I was working on a month-long art project on March 1 and 2, but then I suddenly went to Bloomington, Indiana. I intended to take my computer with me. I neglected to do so. I thought I would only have a day-long gap in the project, but then the skies of Indiana vomited toward the earth on our way home, and we stayed at a Motel 6.


That's Braindead of Winter Activity Number Ten, by the way: Stay at a Motel 6. The bedspreads are killer.


So now it hasn't been done for two days, which means that I've not worked on it for as long as I've worked on it, which means...I'll start it over again in April.

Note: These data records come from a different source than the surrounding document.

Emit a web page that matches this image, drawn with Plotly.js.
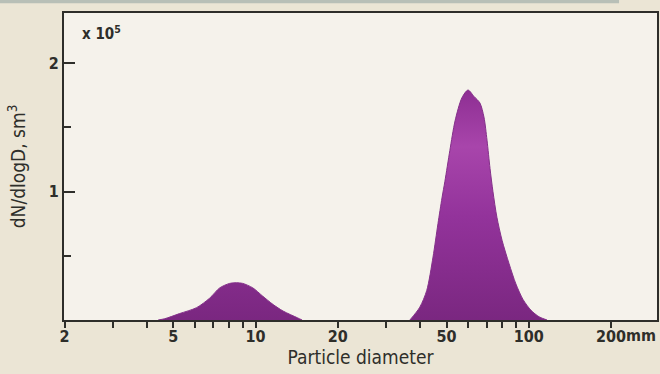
<!DOCTYPE html>
<html>
<head>
<meta charset="utf-8">
<script src="https://cdn.plot.ly/plotly-3.0.1.min.js"></script>
<style>
  html, body { margin: 0; padding: 0; background: #ebe5d5; }
  #chart { width: 660px; height: 374px; }
</style>
</head>
<body>
<div id="chart"></div>
<script>
// Particle diameter (mm) and dN/dlogD (x 10^5 sm^3)
const fineDiameter = [4.4, 4.65, 5.27, 6.08, 6.79, 7.39, 8.04, 8.5, 8.97, 9.77, 10.6, 11.6, 12.6, 14.2, 14.8];
const fineValue    = [0, 0.01, 0.05, 0.096, 0.17, 0.25, 0.285, 0.29, 0.285, 0.25, 0.187, 0.12, 0.07, 0.018, 0];

const coarseDiameter = [36.7, 39.9, 42.3, 44.6, 46.5, 48.1, 49.3, 51.4, 53.7, 56.9, 59.9, 63.0, 66.2, 68.5, 70.3, 72.1, 73.9, 76.4, 79.8, 84.6, 89.7, 95.2, 101.9, 109.0, 116.6];
const coarseValue    = [0, 0.10, 0.23, 0.49, 0.75, 0.95, 1.08, 1.32, 1.55, 1.73, 1.79, 1.74, 1.69, 1.58, 1.40, 1.18, 1.00, 0.80, 0.62, 0.44, 0.28, 0.16, 0.075, 0.025, 0];

const xMajorTicks = [2, 5, 10, 20, 50, 100, 200];
const xMajorLabels = ['2', '5', '10', '20', '50', '100', '200'];
const xMinorTicks = [3, 4, 6, 7, 8, 9, 30, 40, 60, 70, 80, 90];
const yMajorTicks = [1, 2];
const yMajorLabels = ['1', '2'];
const yMinorTicks = [0.5, 1.5];

const FONT = 'DejaVu Sans Condensed, Liberation Sans Narrow, Liberation Sans, Arial, sans-serif';
const INK = '#2e2e2a';
const gradient = {
  type: 'vertical', start: 0, stop: 1.8,
  colorscale: [[0, '#7a2780'], [0.45, '#93339b'], [0.75, '#a845ab'], [1, '#8d2e92']]
};

function peak(name, xs, ys) {
  return {
    type: 'scatter', mode: 'lines', name: name,
    x: xs, y: ys,
    line: {shape: 'spline', smoothing: 0.8, color: '#84308a', width: 1},
    fill: 'tozeroy', fillcolor: '#8a2d8e', fillgradient: gradient,
    hoverinfo: 'x+y', showlegend: false
  };
}

const data = [
  peak('Fine mode', fineDiameter, fineValue),
  peak('Coarse mode', coarseDiameter, coarseValue)
];

const layout = {
  width: 660, height: 374,
  margin: {l: 64, r: 3, t: 13, b: 54},
  paper_bgcolor: '#ebe5d5',
  plot_bgcolor: '#f5f2eb',
  showlegend: false,
  font: {family: FONT, color: INK, size: 15},
  xaxis: {
    type: 'log',
    range: [Math.log10(1.99), 2.469],
    tickmode: 'array', tickvals: xMajorTicks, ticktext: xMajorLabels,
    ticks: 'outside', ticklen: 6, tickwidth: 2, tickcolor: INK,
    ticklabelstandoff: -5,
    minor: {tickmode: 'array', tickvals: xMinorTicks, ticks: 'outside', ticklen: 6, tickwidth: 2, tickcolor: INK, showgrid: false},
    showgrid: false, zeroline: false,
    showline: true, linecolor: INK, linewidth: 2, mirror: true,
    tickfont: {family: FONT, size: 16, color: INK, weight: 'bold'},
    title: {text: 'Particle diameter', font: {family: FONT, size: 19, color: INK}, standoff: 4}
  },
  yaxis: {
    range: [0, 2.39],
    tickmode: 'array', tickvals: yMajorTicks, ticktext: yMajorLabels,
    ticks: 'inside', ticklen: 11, tickwidth: 2, tickcolor: INK,
    minor: {tickmode: 'array', tickvals: yMinorTicks, ticks: 'inside', ticklen: 7, tickwidth: 2, tickcolor: INK, showgrid: false},
    showgrid: false, zeroline: false,
    showline: true, linecolor: INK, linewidth: 2, mirror: true,
    tickfont: {family: FONT, size: 16, color: INK, weight: 'bold'},
    title: {text: 'dN/dlogD, sm<sup>3</sup>', font: {family: FONT, size: 19, color: INK}, standoff: 18}
  },
  annotations: [
    {xref: 'paper', yref: 'paper', x: 0.027, y: 0.935, xanchor: 'left', yanchor: 'middle',
     text: 'x 10<sup>5</sup>', showarrow: false, font: {family: FONT, size: 15, color: INK, weight: 'bold'}},
    {xref: 'paper', yref: 'paper', x: 0.944, y: 0, yshift: -4, xanchor: 'left', yanchor: 'top',
     text: 'mm', showarrow: false, font: {family: FONT, size: 16, color: INK, weight: 'bold'}}
  ],
  shapes: [
    {type: 'rect', xref: 'paper', yref: 'paper', x0: -0.11, x1: 0.936, y0: 1.032, y1: 1.05,
     line: {width: 0}, fillcolor: '#b8bfb7', layer: 'below'}
  ]
};

Plotly.newPlot('chart', data, layout, {displayModeBar: false, staticPlot: true});
</script>
</body>
</html>
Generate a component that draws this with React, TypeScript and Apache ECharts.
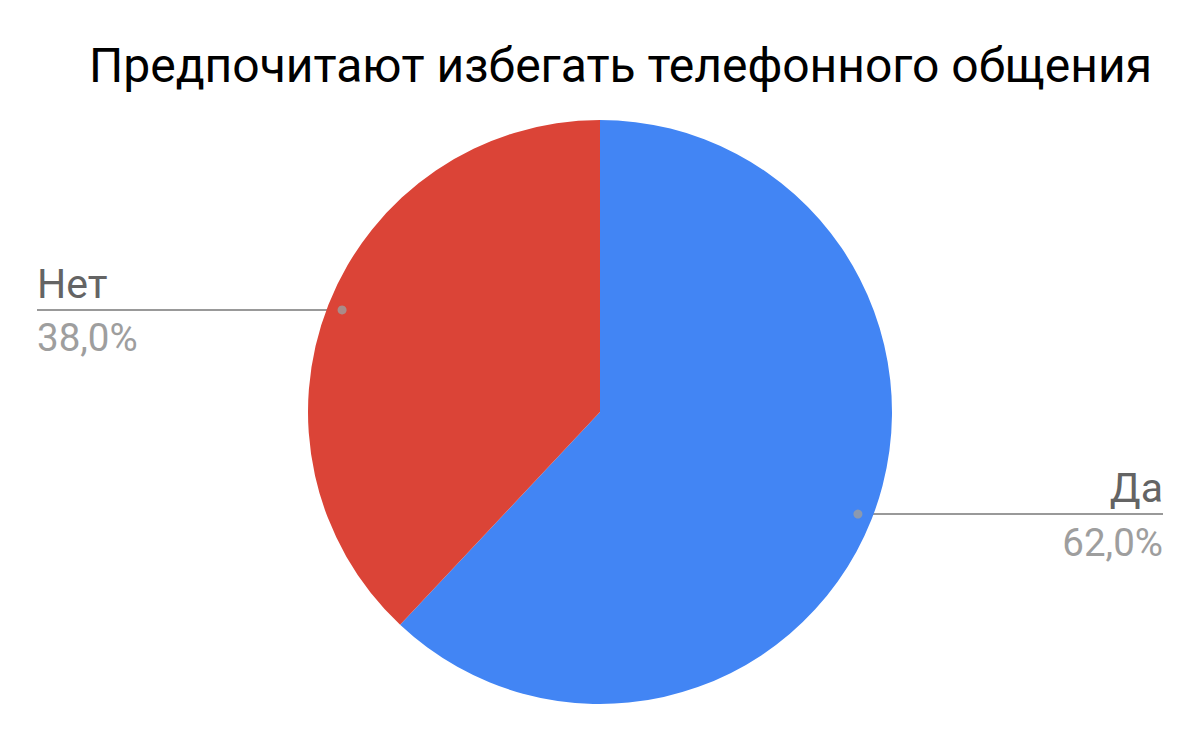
import { useEffect, useRef } from 'react';
import * as echarts from 'echarts';

// Chart data
const chartTitle = 'Предпочитают избегать телефонного общения';
const categories = ['Да', 'Нет'];
const values = [62, 38];
const sliceColors = ['#4285F4', '#DB4437'];

const CENTER: [number, number] = [600, 412];
const RADIUS = 292;
const DOT_RATIO = 0.95;
const EDGE_LEFT = 37;
const EDGE_RIGHT = 1163;

const total = values.reduce((a, b) => a + b, 0);
const fmtPct = (v: number) => ((v / total) * 100).toFixed(1).replace('.', ',') + '%';

// middle of each slice, in value units along the angle axis
const midValues = values.map((v, i) => values.slice(0, i).reduce((a, b) => a + b, 0) + v / 2);

export default function App() {
  const containerRef = useRef<HTMLDivElement>(null);

  useEffect(() => {
    if (!containerRef.current) return;
    const chart = echarts.init(containerRef.current, null, { renderer: 'svg' });

    const option: any = {
      animation: false,
      backgroundColor: '#ffffff',
      textStyle: { fontFamily: 'Roboto' },
      title: {
        text: chartTitle,
        left: 84,
        top: 36,
        textStyle: { fontFamily: 'Roboto', fontSize: 48, fontWeight: 'normal', color: '#000000' },
      },
      polar: { center: CENTER, radius: RADIUS },
      angleAxis: { type: 'value', min: 0, max: total, startAngle: 90, clockwise: true, show: false },
      radiusAxis: { type: 'value', min: 0, max: 1, show: false },
      series: [
        {
          type: 'pie',
          center: CENTER,
          radius: RADIUS,
          startAngle: 90,
          clockwise: true,
          emphasis: { disabled: true },
          data: categories.map((name, i) => ({
            name,
            value: values[i],
            itemStyle: { color: sliceColors[i] },
          })),
          label: {
            show: true,
            formatter: (p: any) => `{name|${p.name}}\n{pct|${fmtPct(p.value)}}`,
            rich: {
              name: { fontFamily: 'Roboto', fontSize: 41, color: '#646464', lineHeight: 48 },
              pct: { fontFamily: 'Roboto', fontSize: 38.5, color: '#9e9e9e', lineHeight: 60 },
            },
          },
          labelLine: {
            show: true,
            length: 0,
            length2: 0,
            lineStyle: { color: '#999999', width: 2 },
          },
          labelLayout: (params: any) => {
            const p0 = params.labelLinePoints[0];
            const dx = CENTER[0] + (p0[0] - CENTER[0]) * DOT_RATIO;
            const dy = CENTER[1] + (p0[1] - CENTER[1]) * DOT_RATIO;
            const isLeft = p0[0] < CENTER[0];
            const edgeX = isLeft ? EDGE_LEFT : EDGE_RIGHT;
            return {
              x: edgeX,
              y: dy + 4,
              align: isLeft ? 'left' : 'right',
              verticalAlign: 'middle',
              labelLinePoints: [
                [dx, dy],
                [dx, dy],
                [edgeX, dy],
              ],
            };
          },
        },
        {
          type: 'scatter',
          coordinateSystem: 'polar',
          silent: true,
          symbol: 'circle',
          symbolSize: 9,
          itemStyle: { color: '#9e9e9e' },
          data: midValues.map((m) => [DOT_RATIO, m]),
        },
      ],
    };

    chart.setOption(option);
    return () => chart.dispose();
  }, []);

  return (
    <div
      ref={containerRef}
      style={{ position: 'fixed', left: 0, top: 0, width: '1200px', height: '742px' }}
    />
  );
}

Braindead of Winter Activity Number Eleven: Wait till April.

Tuesday, March 4, 2008

Braindead Activity #8: Make the Rest of the Universe Work in Small Groups


Whoever invented small-group-work is awesome. Has anyone on the planet EVER enjoyed working in a small group? Not me. Therefore it is my new favorite way to torture people (ie: students). I have discovered that small group work is the best way to a) waste time and b) prevent oneself (and the rest of the Universe) from thinking--a serious offense (and also an utter impossibility) during Braindead of Winter month.

By forcing others to work in small groups, we alienate ourselves (another key element of braindead of winter month) and also avoid mindnumbing, irritating, and/or thoughtful conversation.

If at any time during this month, someone attempts to make smalltalk or intelligent-talk with you, just say: Go discuss it with that group over there. Yep that one, waaaay over there at the other end of the building. They can't WAIT to communicate with you. Ready, go!

You can also use the opposite tactic--when your boss asks you to do something, say it must first be discussed "with the rest of the group" (note: it is especially important to use this phrase--as "the whole group" would include your boss.)

Meeting with "the rest of the group" means talking about the Jim Jones Kool-Aid extravaganza, or internet celebrities like Moo, for the next two hours while alienating your boss.

Monday, March 3, 2008

Braindead Activity 7 - discover internet celebrity, Moo

Chris Crocker has nothing on Moo, the hottest internet celebrity I have found on YouTube in the last five minutes. For your next braindead activity, check out this video, "Moo mooing Properly", then watch the original "Moo mooing" video, "Moo learns to walk", and "Moo, tired and scurrying" (spoiler: she doesn't really scurry).

braindead-of-winter activity #6: watch movies

i watched some movies. yesterday i watched jonestown: the life and death of people's temple. it was a pbs documentary about the jonestown mass suicide of like 900 people in 1978. they interviewed several survivors and members of the people's temple. i kind of feel like if i had been around at the time i might have joined the people's temple. you'll have to watch it to see what i mean.

also last weekend i watched step up. it was super awesome. do not get it confused with step up 2 which is out in theaters right now. this is the original step up starring channing tatum. he is really good at break dancing or whatever they call that kind of dancing now. i love how every dance movie features a pristine ballerina who meets a street thug and decides to take a walk on the wild side.

and tomorrow our friend neil kubath's movie carver is being released. we are going to have a screening and report back with a review. until then, consider it your braindead of winter job to watch as much television as possible.